Improper Joinder Standard
The court applied the improper joinder standard to determine if the plaintiffs were real parties in interest. This standard requires that the removing party demonstrate either actual fraud in the pleadings or a lack of a reasonable basis for predicting that the plaintiff might recover against the defendant. The court emphasized that, in cases involving improper joinder, it could conduct a Rule 12(b)(6) type analysis to evaluate the sufficiency of the plaintiff’s claims. In this instance, the court found that the plaintiffs had adequately stated a claim for breach of fiduciary duty against Defendant, as the allegations in their complaint suggested a potential fiduciary relationship based on Defendant's role as a senior executive overseeing their investments. The court concluded that since the plaintiffs could possibly prevail on their claims, they were real parties in interest, further supporting the conclusion that diversity did not exist.
Reasoning on Breach of Fiduciary Duty
In addressing the breach of fiduciary duty claim, the court considered whether the plaintiffs had established sufficient factual grounds to support their allegations.
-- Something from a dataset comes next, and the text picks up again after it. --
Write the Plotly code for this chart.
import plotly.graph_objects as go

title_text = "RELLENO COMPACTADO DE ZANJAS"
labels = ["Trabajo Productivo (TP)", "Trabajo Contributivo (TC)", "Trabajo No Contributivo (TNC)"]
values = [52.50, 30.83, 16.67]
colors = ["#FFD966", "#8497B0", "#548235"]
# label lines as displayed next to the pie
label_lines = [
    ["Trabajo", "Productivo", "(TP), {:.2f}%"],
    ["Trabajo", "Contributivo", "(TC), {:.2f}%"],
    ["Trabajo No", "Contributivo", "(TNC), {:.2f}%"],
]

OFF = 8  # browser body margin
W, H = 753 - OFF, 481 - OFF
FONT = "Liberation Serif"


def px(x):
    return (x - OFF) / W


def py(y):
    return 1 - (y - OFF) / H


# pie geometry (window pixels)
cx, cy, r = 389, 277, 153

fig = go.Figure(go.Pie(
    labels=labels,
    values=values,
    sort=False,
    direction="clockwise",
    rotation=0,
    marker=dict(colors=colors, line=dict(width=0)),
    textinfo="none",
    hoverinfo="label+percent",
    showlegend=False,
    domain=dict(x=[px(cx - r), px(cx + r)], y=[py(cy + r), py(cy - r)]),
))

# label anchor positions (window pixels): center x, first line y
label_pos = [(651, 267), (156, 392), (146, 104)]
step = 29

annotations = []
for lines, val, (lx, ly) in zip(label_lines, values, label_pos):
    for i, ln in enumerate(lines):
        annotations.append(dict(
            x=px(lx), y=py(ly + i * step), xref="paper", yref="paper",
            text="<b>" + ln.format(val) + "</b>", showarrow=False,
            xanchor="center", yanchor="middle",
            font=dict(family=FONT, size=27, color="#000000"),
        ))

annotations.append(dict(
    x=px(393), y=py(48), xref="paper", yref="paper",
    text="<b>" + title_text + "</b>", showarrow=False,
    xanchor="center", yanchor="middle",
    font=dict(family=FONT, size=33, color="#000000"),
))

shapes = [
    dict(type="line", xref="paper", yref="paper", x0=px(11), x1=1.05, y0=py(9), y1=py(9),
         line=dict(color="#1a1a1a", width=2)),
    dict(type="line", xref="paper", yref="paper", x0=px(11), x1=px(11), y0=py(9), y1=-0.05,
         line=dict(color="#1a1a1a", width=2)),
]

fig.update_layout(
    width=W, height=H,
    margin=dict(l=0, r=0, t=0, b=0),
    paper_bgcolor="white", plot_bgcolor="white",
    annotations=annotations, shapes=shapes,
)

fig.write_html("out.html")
The court clarified that to succeed on such a claim in Texas, a plaintiff must demonstrate the existence of a fiduciary relationship, a breach of that duty by the defendant, and resulting injury. The court noted that the plaintiffs alleged that Defendant engaged in fraudulent activities and misappropriated funds, which could substantiate a breach of fiduciary duty claim. Furthermore, the court pointed out that the plaintiffs claimed they were injured due to Defendant's actions, specifically being prevented from selling a valuable asset. Thus, the court found that the plaintiffs had a reasonable basis to assert their claims, reinforcing their status as real parties in interest and negating the diversity requirement.
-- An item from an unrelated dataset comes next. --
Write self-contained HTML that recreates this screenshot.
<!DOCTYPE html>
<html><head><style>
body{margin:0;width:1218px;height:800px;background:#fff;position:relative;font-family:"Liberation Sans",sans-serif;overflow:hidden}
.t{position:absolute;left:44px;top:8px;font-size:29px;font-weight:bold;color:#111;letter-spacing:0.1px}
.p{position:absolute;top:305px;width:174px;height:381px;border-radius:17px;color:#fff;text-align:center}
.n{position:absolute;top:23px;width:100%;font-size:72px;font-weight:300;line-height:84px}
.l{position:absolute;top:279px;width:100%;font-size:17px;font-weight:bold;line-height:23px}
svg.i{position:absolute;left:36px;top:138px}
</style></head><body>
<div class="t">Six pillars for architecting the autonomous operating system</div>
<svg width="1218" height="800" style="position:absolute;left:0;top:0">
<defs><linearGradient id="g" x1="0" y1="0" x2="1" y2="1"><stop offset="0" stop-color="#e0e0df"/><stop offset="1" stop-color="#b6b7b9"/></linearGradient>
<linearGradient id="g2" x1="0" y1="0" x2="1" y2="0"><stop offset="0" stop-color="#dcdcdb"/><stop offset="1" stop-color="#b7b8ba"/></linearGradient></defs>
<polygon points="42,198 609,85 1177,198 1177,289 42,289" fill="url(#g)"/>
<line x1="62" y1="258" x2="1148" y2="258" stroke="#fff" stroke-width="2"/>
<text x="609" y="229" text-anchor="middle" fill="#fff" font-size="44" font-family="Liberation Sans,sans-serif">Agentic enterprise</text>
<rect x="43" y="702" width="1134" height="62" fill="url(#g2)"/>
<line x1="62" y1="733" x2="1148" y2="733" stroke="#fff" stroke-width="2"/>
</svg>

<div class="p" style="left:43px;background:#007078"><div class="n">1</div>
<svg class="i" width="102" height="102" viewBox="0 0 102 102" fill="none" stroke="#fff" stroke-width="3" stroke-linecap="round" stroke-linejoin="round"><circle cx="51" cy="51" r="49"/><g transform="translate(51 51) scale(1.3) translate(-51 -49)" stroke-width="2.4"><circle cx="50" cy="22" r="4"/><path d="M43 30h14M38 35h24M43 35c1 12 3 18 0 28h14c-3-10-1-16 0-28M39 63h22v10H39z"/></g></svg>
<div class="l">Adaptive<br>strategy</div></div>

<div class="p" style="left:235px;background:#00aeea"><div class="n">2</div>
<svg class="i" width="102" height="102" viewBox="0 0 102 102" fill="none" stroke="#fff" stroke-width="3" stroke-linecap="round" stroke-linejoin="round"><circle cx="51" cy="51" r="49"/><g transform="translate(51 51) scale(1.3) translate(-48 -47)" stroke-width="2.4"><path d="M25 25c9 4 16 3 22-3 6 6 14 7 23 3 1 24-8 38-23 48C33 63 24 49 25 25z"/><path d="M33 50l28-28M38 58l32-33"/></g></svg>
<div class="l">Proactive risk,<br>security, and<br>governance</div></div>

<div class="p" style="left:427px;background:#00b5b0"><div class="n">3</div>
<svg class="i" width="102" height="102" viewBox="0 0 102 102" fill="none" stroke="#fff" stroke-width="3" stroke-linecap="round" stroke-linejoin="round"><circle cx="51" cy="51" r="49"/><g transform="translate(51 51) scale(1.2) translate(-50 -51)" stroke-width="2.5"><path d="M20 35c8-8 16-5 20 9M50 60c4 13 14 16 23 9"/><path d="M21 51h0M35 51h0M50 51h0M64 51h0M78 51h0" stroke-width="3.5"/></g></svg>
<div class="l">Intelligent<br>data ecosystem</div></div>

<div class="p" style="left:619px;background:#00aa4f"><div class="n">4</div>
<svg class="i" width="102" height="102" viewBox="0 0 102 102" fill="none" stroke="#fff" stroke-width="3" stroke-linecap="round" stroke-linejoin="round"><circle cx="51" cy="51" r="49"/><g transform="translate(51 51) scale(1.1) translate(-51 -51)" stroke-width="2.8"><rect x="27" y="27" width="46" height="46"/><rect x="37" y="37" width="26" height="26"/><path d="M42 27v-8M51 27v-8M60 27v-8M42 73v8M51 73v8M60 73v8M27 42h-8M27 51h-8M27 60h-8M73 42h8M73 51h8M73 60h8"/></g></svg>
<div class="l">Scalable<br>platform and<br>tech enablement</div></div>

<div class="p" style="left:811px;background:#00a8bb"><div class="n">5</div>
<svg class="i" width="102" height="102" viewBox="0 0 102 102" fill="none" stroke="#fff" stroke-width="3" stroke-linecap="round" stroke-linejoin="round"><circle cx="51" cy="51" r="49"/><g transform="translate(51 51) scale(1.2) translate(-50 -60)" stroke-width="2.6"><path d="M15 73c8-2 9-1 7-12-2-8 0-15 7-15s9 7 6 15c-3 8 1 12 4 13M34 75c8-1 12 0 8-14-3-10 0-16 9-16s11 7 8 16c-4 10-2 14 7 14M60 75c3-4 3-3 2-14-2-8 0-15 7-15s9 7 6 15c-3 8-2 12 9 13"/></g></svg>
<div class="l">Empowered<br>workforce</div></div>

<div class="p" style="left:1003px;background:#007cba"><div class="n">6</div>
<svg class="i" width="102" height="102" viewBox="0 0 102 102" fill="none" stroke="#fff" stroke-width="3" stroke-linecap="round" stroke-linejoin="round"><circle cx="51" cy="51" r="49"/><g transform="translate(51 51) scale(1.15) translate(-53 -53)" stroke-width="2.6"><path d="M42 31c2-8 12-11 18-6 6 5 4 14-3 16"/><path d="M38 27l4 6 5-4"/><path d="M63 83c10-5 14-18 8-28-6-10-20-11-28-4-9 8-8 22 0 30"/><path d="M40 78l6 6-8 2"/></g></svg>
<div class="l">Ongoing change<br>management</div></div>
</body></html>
Conclusion on Jurisdiction
Ultimately, the court concluded that complete diversity did not exist between the parties due to Defendant's citizenship being imputed to the limited partnerships. The court granted the plaintiffs’ Motion to Remand, thereby returning the case to state court. Furthermore, it denied the plaintiffs' request for attorney fees and costs, determining that Defendant's arguments for removal were objectively reasonable, even though the removal was ultimately unsuccessful. The court emphasized the importance of strictly construing removal statutes in favor of remand, aligning with established jurisprudence regarding jurisdictional matters in federal courts. As a result, the case was remanded to the 162nd Judicial District Court of Dallas County, Texas, restoring the plaintiffs' original forum for their claims.